Educational and Renewable Energy Credits

Households often juggle both education and energy upgrades. When layering credits, pay attention to annual caps. The American Opportunity Tax Credit can be claimed for four tax years per student, and you must be enrolled at least half-time. The Lifetime Learning Credit, however, has no limit on the number of years and supports part-time study. Renewable energy credits are tied to installation years, so large home projects might deliver a one-time spike in credit value. The calculator’s energy field allows entries up to $50,000 to accommodate major solar or battery projects, yet it caps the credit ratio at 30 percent to remain conservative.

Some states allow you to carry forward unused energy credits. If your federal tax liability is lower than the calculated energy credit, the unused portion may roll to a future year.

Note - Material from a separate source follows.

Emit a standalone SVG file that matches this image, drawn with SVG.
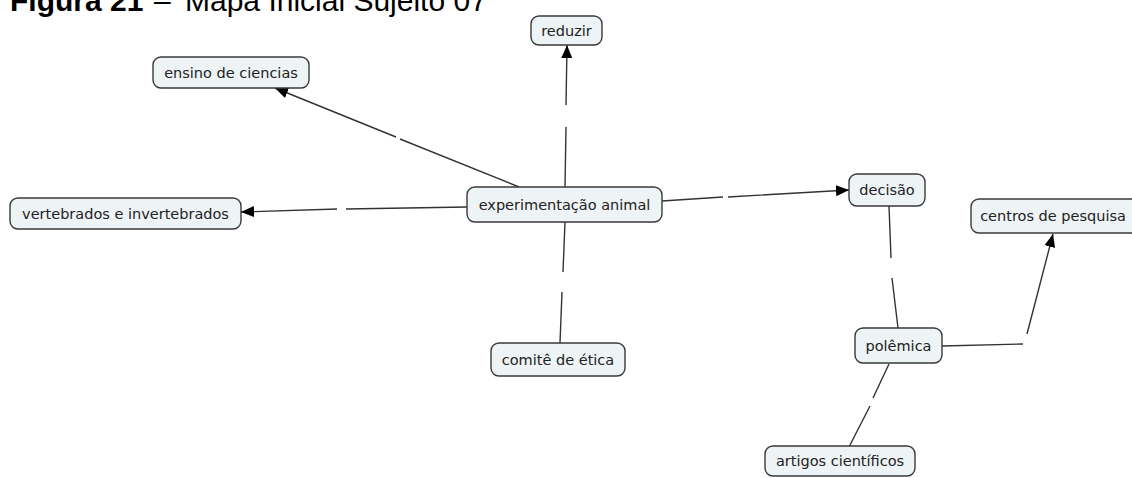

When using monthly estimates, flag this scenario to avoid double counting. Document every invoice and certification; the IRS frequently audits renewable credit claims and may request proof that installation meets standards.

Data-Driven Planning Tips

  • Use historical averages. The IRS reports that the average refund reached $3,167 in 2023. If your tax credit estimate is close to this figure, consider applying it as a benchmark for emergency savings.
  • Compare multiple years. Run the calculator for the past two years using your final tax returns. Identifying trends—like shrinking credits due to rising income—helps you plan adjustments.
  • Leverage authoritative tools. The Consumer Financial Protection Bureau offers budgeting worksheets that can complement your monthly credit estimate, ensuring you allocate expected refunds wisely.

Finally, remember that every tax situation is unique. Use the calculator as a planning tool, not a substitute for form instructions or advice from an enrolled agent or CPA. When in doubt, reference official IRS publications or consult professionals. Combining authoritative resources with an intuitive monthly view allows you to turn complex tax data into actionable financial decisions.